What the task asks
Check every line of the material below for "code". Give the number of lines that have it, and only that.

Figure scripts
◇ ◇ ◇ ◇
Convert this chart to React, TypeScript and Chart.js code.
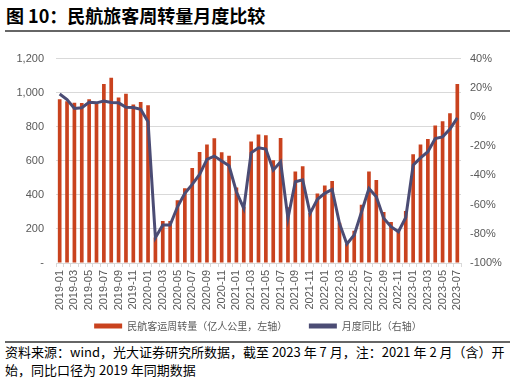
import React, { useEffect, useRef } from "react";
import { Chart, registerables } from "chart.js";

Chart.register(...registerables);

const months: string[] = [];
for (let y = 2019; y <= 2023; y++) {
  for (let m = 1; m <= 12; m++) {
    if (y === 2023 && m > 7) break;
    months.push(`${y}-${String(m).padStart(2, "0")}`);
  }
}

const rpk = [
  961, 950, 941, 939, 961, 940, 1051, 1088, 971, 994, 930, 945,
  926, 150, 246, 246, 369, 439, 557, 652, 695, 732, 650, 629,
  443, 330, 713, 754, 750, 603, 734, 328, 537, 568, 293, 408,
  455, 482, 236, 113, 190, 342, 537, 488, 299, 240, 195, 305,
  639, 695, 728, 807, 832, 879, 1051,
];

const yoy = [
  15.8, 12, 5.8, 6.3, 10.1, 9.7, 11, 9.9, 9.7, 6.7, 6.5, 5.3,
  -3.3, -82.7, -74, -74, -61.5, -52.3, -46.2, -39.3, -29, -26.8, -30.2, -33.4,
  -51.2, -62.6, -24.5, -21.1, -22, -36.4, -30.7, -69.4, -44.4, -43, -66, -56.4,
  -52.3, -49.6, -72.9, -87, -80.8, -64.9, -49, -54.6, -69.4, -75.1, -78.6, -68.8,
  -33, -28, -23.8, -14.7, -13.6, -8.3, -0.6,
];

const barLabel = "民航客运周转量（亿人公里，左轴）";
const lineLabel = "月度同比（右轴）";

const BAR_COLOR = "#C9421E";
const LINE_COLOR = "#4B4C74";
const TICK_COLOR = "#595959";
const GRID_COLOR = "#D9D9D9";
const TICK_FONT = { family: "'Liberation Sans', Arial, sans-serif", size: 11 };

document.body.style.margin = "0";

export default function App() {
  const ref = useRef<HTMLCanvasElement | null>(null);

  useEffect(() => {
    if (!ref.current) return;
    const chart = new Chart(ref.current, {
      type: "bar",
      data: {
        labels: months,
        datasets: [
          {
            type: "bar",
            label: barLabel,
            data: rpk,
            backgroundColor: BAR_COLOR,
            borderWidth: 0,
            barPercentage: 0.5,
            categoryPercentage: 1,
            yAxisID: "y",
            order: 2,
          } as any,
          {
            type: "line",
            label: lineLabel,
            data: yoy,
            borderColor: LINE_COLOR,
            backgroundColor: LINE_COLOR,
            borderWidth: 3,
            pointRadius: 0,
            tension: 0,
            yAxisID: "y1",
            order: 1,
          } as any,
        ],
      },
      options: {
        responsive: false,
        animation: false,
        devicePixelRatio: 1,
        layout: { padding: { top: 18, left: 0, right: 0, bottom: 0 } },
        plugins: {
          tooltip: { enabled: false },
          legend: {
            position: "bottom",
            labels: {
              boxWidth: 28,
              boxHeight: 5,
              padding: 10,
              color: TICK_COLOR,
              font: { family: "'Noto Sans CJK SC', sans-serif", size: 10 },
              sort: (a: any, b: any) => a.datasetIndex - b.datasetIndex,
              generateLabels: (c: any) => {
                const items = Chart.defaults.plugins.legend.labels.generateLabels(c);
                return items.map((it: any) =>
                  it.datasetIndex === 0
                    ? { ...it, text: it.text + "\u3000   ", lineWidth: 0 }
                    : { ...it, lineWidth: 0 }
                );
              },
            },
          },
        },
        scales: {
          x: {
            type: "category",
            offset: true,
            grid: {
              display: true,
              drawOnChartArea: false,
              drawTicks: true,
              tickLength: 4,
              color: GRID_COLOR,
              offset: true,
            },
            border: { display: true, color: GRID_COLOR },
            ticks: {
              autoSkip: false,
              maxRotation: 90,
              minRotation: 90,
              padding: 3,
              color: TICK_COLOR,
              font: TICK_FONT,
              callback: function (_v: any, idx: number) {
                return idx % 2 === 0 ? months[idx] : "";
              },
            },
            afterFit: (s: any) => {
              s.height = 48;
            },
          },
          y: {
            position: "left",
            min: 0,
            max: 1200,
            grid: { color: GRID_COLOR, drawTicks: false },
            border: { display: false },
            ticks: {
              stepSize: 200,
              padding: 12,
              color: TICK_COLOR,
              font: TICK_FONT,
              callback: (v: any) => (v === 0 ? "-" : Number(v).toLocaleString("en-US")),
            },
            afterFit: (s: any) => {
              s.width = 56;
            },
          },
          y1: {
            position: "right",
            min: -100,
            max: 40,
            grid: { display: false, drawTicks: false },
            border: { display: false },
            ticks: {
              stepSize: 20,
              padding: 9,
              color: TICK_COLOR,
              font: TICK_FONT,
              callback: (v: any) => `${v}%`,
            },
            afterFit: (s: any) => {
              s.width = 55;
            },
          },
        },
      } as any,
    });
    return () => chart.destroy();
  }, []);

  return (
    <div style={{ position: "relative", width: 516, height: 381, background: "#fff", overflow: "hidden" }}>
      <div
        style={{
          position: "absolute",
          left: 6,
          top: 3,
          fontFamily: "'Noto Sans CJK SC', sans-serif",
          fontWeight: 700,
          fontSize: 18,
          lineHeight: "25px",
          color: "#000",
          whiteSpace: "nowrap",
        }}
      >
        图 10：民航旅客周转量月度比较
      </div>
      <div style={{ position: "absolute", left: 5, top: 30, width: 505, height: 2, background: "#666" }} />
      <canvas ref={ref} width={516} height={301} style={{ position: "absolute", left: 0, top: 40, width: 516, height: 301 }} />
      <div style={{ position: "absolute", left: 5, top: 341, width: 505, height: 2, background: "#666" }} />
      <div
        style={{
          position: "absolute",
          left: 5,
          top: 343,
          fontFamily: "'Noto Sans CJK SC', sans-serif",
          fontSize: 13,
          lineHeight: "18px",
          color: "#000",
          whiteSpace: "nowrap",
        }}
      >
        资料来源：wind，光大证券研究所数据，截至 2023 年 7 月，注：2021 年 2 月（含）开
        <br />
        始，同比口径为 2019 年同期数据
      </div>
    </div>
  );
}
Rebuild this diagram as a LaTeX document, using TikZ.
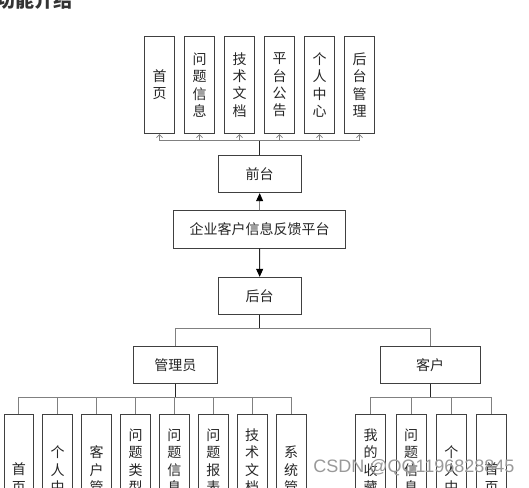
\documentclass[tikz,border=0pt]{standalone}
\usepackage{fontspec}
\setmainfont{Noto Sans CJK SC}
\newfontfamily\wmfont{Liberation Sans}
\usetikzlibrary{arrows.meta}

\begin{document}
\begin{tikzpicture}[x=1pt, y=-1pt,
  box/.style={draw=black!75, line width=0.8pt, fill=white, inner sep=0pt, text=black!85, font=\fontsize{14}{17.3}\selectfont},
  vbox/.style={box, align=center, minimum width=29.5pt, minimum height=97.4pt},
  lbox/.style={box, align=center, minimum width=29.7pt, minimum height=127pt},
  hbox/.style={box, minimum width=83.3pt, minimum height=37.5pt},
  link/.style={draw=black!50, line width=0.8pt},
  stem/.style={draw=black!85, line width=1.2pt}]
\useasboundingbox (0, 0) rectangle (529, 487);

\node[font=\fontsize{19}{19}\selectfont\bfseries, text=black!80] at (34, 0) (title) {功能介绍};

% front end
\node[vbox] at (159.5, 85) (t1) {首\\页};
\node[vbox] at (199.5, 85) (t2) {问\\题\\信\\息};
\node[vbox] at (239.5, 85) (t3) {技\\术\\文\\档};
\node[vbox] at (279.5, 85) (t4) {平\\台\\公\\告};
\node[vbox] at (319.5, 85) (t5) {个\\人\\中\\心};
\node[vbox] at (359.5, 85) (t6) {后\\台\\管\\理};
\node[hbox] at (259.7, 174) (qt) {前台};
\coordinate (tbus) at (259.7, 140.7);
\draw[stem, line width=1.5pt] (qt.north) -- (tbus);
\draw[link, -{Straight Barb[length=3pt, width=6pt]}] (tbus) -| (t1.south);
\draw[link, -{Straight Barb[length=3pt, width=6pt]}] (tbus) -| (t2.south);
\draw[link, -{Straight Barb[length=3pt, width=6pt]}] (tbus) -| (t3.south);
\draw[link, -{Straight Barb[length=3pt, width=6pt]}] (tbus) -| (t4.south);
\draw[link, -{Straight Barb[length=3pt, width=6pt]}] (tbus) -| (t5.south);
\draw[link, -{Straight Barb[length=3pt, width=6pt]}] (tbus) -| (t6.south);

% platform
\node[hbox, minimum width=172.4pt] at (259.5, 229.2) (pt) {企业客户信息反馈平台};
\node[hbox] at (259.7, 296) (ht) {后台};
\draw[link, -{Triangle[length=8pt, width=7pt, color=black]}] (pt.north) -- (qt.south);
\draw[stem, line width=1pt, -{Triangle[length=8pt, width=7pt, color=black]}] (pt.south) -- (ht.north);

% back end
\node[hbox, minimum height=37pt] at (175.3, 364.8) (gly) {管理员};
\node[hbox, minimum width=100.3pt, minimum height=37pt] at (430.2, 364.8) (kh) {客户};
\coordinate (hbus) at (259.7, 328.7);
\draw[stem] (ht.south) -- (hbus);
\draw[link] (hbus) -| (gly.north);
\draw[link] (hbus) -| (kh.north);

\node[lbox] at (18.8, 478.2) (a1) {首\\页};
\node[lbox] at (57.7, 478.2) (a2) {个\\人\\中\\心};
\node[lbox] at (96.6, 478.2) (a3) {客\\户\\管\\理};
\node[lbox] at (135.5, 478.2) (a4) {问\\题\\类\\型\\管\\理};
\node[lbox] at (174.4, 478.2) (a5) {问\\题\\信\\息\\管\\理};
\node[lbox] at (213.3, 478.2) (a6) {问\\题\\报\\表\\管\\理};
\node[lbox] at (252.2, 478.2) (a7) {技\\术\\文\\档\\管\\理};
\node[lbox] at (291.1, 478.2) (a8) {系\\统\\管\\理};
\coordinate (abus) at (175.3, 397.3);
\draw[stem] (gly.south) -- (abus);
\draw[link] (abus) -| (a1.north);
\draw[link] (abus) -| (a2.north);
\draw[link] (abus) -| (a3.north);
\draw[link] (abus) -| (a4.north);
\draw[link] (abus) -| (a5.north);
\draw[link] (abus) -| (a6.north);
\draw[link] (abus) -| (a7.north);
\draw[link] (abus) -| (a8.north);

\node[lbox] at (370.7, 478.2) (c1) {我\\的\\收\\藏\\管\\理};
\node[lbox] at (411.1, 478.2) (c2) {问\\题\\信\\息\\管\\理};
\node[lbox] at (451.3, 478.2) (c3) {个\\人\\中\\心};
\node[lbox] at (491.5, 478.2) (c4) {首\\页};
\coordinate (cbus) at (430.2, 397.7);
\draw[stem] (kh.south) -- (cbus);
\draw[link] (cbus) -| (c1.north);
\draw[link] (cbus) -| (c2.north);
\draw[link] (cbus) -| (c3.north);
\draw[link] (cbus) -| (c4.north);

\node[font=\wmfont\fontsize{18}{18}\selectfont, text=black!40] at (414, 468) (wm) {CSDN @QQ1196828845};
\end{tikzpicture}
\end{document}
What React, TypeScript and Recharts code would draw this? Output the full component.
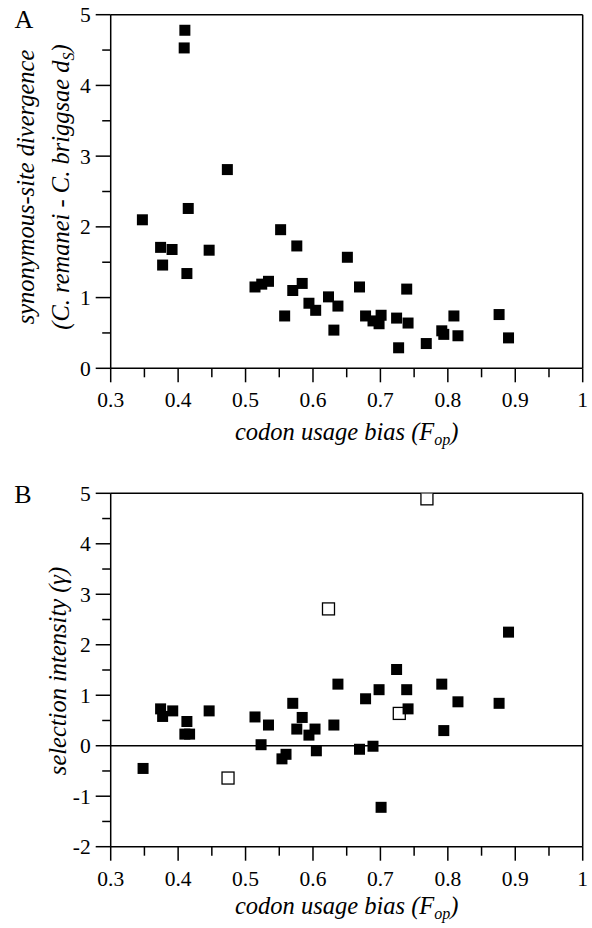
◇ ◇ ◇ ◇
Correct response
2